Your job is to return the lines between the line holding "Reproduce this chart" and the line holding "const xTicksA = [0, 0.1, 0.2, 0.3, 0.4, 0.5];", inclusive, exactly and with no pictures.

┌────────

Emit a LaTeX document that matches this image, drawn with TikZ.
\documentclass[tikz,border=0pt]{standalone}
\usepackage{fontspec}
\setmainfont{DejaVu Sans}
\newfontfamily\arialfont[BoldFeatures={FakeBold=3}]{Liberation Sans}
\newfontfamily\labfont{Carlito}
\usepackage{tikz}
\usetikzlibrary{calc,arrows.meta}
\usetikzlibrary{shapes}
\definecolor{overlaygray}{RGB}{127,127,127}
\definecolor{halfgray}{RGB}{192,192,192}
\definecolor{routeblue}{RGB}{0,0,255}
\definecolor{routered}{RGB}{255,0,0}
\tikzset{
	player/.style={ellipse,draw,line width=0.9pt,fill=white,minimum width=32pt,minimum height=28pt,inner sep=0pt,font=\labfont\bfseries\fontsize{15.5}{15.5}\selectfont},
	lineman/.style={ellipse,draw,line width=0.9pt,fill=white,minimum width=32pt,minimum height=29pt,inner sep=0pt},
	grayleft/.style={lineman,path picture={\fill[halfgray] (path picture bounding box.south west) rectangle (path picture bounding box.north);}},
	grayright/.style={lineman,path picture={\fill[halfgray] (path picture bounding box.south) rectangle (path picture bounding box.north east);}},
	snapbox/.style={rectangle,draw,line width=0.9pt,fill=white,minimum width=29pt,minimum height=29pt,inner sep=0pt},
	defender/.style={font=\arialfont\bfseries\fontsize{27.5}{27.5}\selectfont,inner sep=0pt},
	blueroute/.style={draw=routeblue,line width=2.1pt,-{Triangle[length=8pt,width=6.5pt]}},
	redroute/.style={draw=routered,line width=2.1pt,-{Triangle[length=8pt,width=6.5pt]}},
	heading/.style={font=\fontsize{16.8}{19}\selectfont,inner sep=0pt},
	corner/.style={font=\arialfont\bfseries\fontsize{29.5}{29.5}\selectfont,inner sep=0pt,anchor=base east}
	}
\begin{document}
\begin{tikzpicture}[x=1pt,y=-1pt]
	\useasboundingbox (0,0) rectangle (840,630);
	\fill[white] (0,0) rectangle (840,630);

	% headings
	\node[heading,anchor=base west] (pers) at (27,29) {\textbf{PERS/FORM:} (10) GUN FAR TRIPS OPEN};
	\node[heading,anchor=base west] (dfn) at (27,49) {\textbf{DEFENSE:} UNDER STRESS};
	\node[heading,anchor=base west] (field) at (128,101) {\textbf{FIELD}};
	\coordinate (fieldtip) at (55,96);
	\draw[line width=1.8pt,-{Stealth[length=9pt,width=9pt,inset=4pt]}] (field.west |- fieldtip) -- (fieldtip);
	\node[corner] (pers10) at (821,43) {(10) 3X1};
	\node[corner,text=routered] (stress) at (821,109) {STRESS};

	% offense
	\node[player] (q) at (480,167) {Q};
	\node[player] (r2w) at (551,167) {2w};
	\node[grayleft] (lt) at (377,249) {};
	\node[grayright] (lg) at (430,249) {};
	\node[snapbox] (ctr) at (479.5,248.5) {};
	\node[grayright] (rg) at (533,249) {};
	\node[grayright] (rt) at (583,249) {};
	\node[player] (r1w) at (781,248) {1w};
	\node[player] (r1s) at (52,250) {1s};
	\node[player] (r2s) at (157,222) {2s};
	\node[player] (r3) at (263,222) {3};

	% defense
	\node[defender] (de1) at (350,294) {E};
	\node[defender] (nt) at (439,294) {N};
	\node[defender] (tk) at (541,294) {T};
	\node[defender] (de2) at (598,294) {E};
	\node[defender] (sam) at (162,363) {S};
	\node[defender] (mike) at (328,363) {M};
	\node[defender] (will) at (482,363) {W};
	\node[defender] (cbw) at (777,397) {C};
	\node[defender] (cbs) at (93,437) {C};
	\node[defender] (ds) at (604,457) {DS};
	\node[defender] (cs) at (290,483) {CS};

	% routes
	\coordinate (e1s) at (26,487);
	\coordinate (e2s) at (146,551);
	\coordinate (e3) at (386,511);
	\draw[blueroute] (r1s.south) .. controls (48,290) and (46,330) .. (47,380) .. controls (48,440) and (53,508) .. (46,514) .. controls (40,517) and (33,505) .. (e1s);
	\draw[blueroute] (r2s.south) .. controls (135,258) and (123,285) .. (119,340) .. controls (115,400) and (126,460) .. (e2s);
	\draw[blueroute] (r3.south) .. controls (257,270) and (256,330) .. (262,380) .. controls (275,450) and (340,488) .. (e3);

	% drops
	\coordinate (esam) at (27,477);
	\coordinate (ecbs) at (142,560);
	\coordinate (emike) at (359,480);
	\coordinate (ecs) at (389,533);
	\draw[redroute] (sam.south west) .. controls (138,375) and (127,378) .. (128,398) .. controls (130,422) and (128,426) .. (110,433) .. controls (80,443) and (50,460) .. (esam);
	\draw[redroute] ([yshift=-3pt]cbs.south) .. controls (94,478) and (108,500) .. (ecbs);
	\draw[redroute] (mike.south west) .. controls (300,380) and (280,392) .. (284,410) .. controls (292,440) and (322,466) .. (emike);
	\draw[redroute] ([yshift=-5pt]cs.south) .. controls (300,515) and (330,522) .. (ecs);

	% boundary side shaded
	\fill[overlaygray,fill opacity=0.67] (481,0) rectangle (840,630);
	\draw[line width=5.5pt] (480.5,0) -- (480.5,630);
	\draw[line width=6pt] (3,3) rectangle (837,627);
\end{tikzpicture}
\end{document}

└────────
┌────────

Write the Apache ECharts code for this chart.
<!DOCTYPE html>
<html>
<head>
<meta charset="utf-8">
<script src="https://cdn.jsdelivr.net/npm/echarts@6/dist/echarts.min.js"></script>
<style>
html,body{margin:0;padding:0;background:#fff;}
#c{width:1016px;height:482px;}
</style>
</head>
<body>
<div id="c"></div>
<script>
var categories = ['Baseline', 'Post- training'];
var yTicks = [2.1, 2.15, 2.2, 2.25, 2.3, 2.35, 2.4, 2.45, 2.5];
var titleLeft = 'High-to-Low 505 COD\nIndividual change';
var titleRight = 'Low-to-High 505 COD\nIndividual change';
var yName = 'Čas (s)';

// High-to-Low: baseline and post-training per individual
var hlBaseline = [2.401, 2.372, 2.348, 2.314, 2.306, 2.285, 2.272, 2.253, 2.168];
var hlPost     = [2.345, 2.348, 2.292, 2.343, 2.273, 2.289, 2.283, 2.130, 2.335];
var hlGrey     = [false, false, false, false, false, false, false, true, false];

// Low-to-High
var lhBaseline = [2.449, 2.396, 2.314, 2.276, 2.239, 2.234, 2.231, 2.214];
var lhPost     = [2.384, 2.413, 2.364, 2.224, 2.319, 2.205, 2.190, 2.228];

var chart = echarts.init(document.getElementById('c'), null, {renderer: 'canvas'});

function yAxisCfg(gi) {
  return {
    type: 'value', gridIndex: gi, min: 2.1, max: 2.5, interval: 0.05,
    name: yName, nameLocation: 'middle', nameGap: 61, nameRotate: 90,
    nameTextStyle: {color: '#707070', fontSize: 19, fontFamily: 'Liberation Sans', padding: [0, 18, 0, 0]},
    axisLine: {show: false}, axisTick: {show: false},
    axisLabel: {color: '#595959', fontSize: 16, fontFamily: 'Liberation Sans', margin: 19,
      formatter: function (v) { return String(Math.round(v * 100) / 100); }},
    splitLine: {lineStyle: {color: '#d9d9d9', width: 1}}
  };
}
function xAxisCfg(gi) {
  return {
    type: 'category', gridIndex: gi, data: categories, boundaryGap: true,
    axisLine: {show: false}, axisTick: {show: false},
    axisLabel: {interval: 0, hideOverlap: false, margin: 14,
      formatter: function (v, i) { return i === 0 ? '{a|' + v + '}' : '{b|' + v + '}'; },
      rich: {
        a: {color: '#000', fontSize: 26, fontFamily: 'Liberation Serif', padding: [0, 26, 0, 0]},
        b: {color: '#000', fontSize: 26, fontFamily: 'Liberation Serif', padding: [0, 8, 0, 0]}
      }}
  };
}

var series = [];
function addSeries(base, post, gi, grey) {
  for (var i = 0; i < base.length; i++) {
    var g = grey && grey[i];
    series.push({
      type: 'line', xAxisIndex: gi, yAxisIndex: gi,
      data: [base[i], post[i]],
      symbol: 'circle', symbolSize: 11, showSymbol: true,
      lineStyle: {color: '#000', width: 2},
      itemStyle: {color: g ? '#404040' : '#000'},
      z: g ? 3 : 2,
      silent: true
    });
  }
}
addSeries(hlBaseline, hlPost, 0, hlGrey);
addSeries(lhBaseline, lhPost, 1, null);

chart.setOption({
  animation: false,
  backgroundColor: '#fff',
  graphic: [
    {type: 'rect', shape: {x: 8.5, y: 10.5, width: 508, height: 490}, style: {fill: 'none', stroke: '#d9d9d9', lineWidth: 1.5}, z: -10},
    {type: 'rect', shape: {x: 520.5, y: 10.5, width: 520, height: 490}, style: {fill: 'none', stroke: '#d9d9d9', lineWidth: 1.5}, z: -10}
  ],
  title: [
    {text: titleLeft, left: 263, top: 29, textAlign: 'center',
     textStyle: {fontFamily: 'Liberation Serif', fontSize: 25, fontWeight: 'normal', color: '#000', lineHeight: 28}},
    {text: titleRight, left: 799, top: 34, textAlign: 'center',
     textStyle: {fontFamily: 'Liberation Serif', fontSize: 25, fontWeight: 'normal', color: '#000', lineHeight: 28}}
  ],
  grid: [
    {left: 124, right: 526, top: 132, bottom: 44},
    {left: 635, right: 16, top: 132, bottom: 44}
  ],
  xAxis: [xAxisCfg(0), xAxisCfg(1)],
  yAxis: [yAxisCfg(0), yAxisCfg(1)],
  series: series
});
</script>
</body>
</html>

└────────
┌────────

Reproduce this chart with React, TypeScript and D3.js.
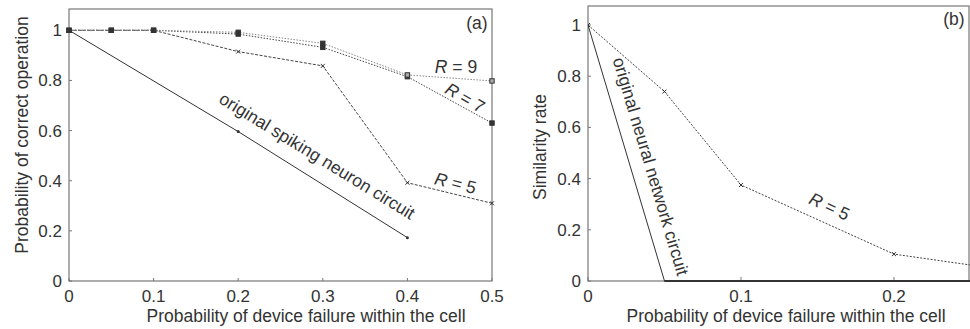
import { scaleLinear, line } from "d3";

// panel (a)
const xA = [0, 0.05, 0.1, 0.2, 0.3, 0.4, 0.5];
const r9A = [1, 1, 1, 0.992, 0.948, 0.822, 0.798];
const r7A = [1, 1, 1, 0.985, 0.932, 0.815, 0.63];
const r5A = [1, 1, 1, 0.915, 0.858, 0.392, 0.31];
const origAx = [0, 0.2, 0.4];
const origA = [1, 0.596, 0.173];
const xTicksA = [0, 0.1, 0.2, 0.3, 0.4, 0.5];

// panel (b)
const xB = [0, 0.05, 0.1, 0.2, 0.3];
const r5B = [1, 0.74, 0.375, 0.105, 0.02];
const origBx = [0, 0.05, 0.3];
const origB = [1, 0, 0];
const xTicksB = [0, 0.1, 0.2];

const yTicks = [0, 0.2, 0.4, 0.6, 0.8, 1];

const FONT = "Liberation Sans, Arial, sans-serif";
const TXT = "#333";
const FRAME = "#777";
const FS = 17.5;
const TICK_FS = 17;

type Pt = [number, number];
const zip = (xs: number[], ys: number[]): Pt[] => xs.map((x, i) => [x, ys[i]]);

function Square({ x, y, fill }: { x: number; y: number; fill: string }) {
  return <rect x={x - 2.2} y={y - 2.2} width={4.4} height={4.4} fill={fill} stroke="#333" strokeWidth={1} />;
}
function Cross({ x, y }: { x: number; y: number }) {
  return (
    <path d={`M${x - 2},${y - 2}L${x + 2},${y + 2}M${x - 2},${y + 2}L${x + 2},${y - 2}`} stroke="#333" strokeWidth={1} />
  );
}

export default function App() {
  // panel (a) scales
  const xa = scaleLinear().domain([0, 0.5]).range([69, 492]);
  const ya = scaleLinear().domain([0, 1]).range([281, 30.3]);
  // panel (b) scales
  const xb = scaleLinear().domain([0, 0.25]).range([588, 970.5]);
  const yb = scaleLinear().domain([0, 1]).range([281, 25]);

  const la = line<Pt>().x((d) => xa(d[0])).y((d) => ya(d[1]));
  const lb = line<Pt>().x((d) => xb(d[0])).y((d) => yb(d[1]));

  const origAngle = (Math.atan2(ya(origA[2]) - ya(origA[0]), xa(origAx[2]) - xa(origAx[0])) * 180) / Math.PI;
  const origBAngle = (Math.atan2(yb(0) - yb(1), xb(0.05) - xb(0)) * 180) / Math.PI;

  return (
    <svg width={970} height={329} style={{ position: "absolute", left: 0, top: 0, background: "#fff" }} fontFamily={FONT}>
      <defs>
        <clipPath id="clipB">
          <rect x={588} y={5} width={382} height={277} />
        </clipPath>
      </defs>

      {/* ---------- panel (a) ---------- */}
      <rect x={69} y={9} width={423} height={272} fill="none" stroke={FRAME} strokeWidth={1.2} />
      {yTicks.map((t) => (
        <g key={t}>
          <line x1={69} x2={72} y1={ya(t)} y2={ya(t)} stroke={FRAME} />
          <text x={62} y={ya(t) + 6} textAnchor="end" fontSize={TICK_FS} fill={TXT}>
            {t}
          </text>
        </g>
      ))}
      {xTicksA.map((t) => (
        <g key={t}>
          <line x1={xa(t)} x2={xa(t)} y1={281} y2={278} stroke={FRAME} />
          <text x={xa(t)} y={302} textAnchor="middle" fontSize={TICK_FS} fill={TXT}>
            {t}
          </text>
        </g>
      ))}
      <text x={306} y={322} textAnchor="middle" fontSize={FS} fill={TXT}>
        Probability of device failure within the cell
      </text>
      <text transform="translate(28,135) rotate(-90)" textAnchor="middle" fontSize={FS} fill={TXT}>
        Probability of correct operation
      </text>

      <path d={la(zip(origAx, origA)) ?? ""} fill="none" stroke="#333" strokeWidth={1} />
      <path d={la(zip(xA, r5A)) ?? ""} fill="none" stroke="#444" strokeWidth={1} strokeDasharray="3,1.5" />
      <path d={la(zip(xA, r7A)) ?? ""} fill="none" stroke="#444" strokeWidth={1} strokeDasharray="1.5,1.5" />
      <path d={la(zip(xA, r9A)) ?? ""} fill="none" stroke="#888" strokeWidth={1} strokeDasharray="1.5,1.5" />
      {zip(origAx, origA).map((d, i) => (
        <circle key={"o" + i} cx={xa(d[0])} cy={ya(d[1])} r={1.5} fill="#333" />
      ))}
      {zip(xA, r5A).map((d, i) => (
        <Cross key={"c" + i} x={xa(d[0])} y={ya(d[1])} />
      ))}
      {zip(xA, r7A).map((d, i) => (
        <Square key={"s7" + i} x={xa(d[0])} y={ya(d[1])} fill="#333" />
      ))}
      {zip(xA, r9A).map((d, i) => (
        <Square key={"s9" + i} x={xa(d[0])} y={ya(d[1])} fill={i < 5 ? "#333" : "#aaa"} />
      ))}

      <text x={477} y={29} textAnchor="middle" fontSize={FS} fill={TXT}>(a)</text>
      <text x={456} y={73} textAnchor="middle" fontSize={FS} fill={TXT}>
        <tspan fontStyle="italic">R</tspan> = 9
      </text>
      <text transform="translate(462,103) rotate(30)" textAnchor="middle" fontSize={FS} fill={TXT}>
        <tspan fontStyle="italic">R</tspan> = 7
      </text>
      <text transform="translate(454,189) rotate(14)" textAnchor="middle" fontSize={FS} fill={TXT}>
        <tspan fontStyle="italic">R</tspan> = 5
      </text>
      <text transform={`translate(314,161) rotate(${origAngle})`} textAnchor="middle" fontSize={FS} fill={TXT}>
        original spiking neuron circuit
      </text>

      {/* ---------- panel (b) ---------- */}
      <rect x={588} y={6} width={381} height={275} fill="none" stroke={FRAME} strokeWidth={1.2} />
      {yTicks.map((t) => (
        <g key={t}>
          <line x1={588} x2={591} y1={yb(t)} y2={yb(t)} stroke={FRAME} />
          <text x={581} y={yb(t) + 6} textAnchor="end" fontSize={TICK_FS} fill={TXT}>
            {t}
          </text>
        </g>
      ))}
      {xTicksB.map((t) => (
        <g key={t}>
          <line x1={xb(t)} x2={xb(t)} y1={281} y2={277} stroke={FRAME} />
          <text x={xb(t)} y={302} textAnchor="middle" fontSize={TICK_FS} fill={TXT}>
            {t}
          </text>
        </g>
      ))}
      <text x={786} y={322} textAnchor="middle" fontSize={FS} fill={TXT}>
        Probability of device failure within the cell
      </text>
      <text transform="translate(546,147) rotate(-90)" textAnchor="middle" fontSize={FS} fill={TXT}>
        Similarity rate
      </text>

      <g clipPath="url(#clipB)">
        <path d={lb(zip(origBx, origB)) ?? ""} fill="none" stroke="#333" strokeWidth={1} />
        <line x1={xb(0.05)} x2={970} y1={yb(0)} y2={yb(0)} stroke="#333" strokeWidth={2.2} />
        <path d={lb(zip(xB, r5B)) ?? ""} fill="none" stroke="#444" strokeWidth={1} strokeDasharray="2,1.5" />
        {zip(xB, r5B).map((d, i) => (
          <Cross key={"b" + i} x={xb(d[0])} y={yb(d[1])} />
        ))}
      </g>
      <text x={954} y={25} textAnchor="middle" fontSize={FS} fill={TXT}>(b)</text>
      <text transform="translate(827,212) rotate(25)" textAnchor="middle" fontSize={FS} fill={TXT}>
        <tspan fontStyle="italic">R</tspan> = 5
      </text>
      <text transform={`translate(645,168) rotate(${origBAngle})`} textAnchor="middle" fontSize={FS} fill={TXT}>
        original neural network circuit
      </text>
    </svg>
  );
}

└────────

Solved problem –
Reproduce this chart with React, TypeScript and D3.js.
import { scaleLinear, line } from "d3";

// panel (a)
const xA = [0, 0.05, 0.1, 0.2, 0.3, 0.4, 0.5];
const r9A = [1, 1, 1, 0.992, 0.948, 0.822, 0.798];
const r7A = [1, 1, 1, 0.985, 0.932, 0.815, 0.63];
const r5A = [1, 1, 1, 0.915, 0.858, 0.392, 0.31];
const origAx = [0, 0.2, 0.4];
const origA = [1, 0.596, 0.173];
const xTicksA = [0, 0.1, 0.2, 0.3, 0.4, 0.5];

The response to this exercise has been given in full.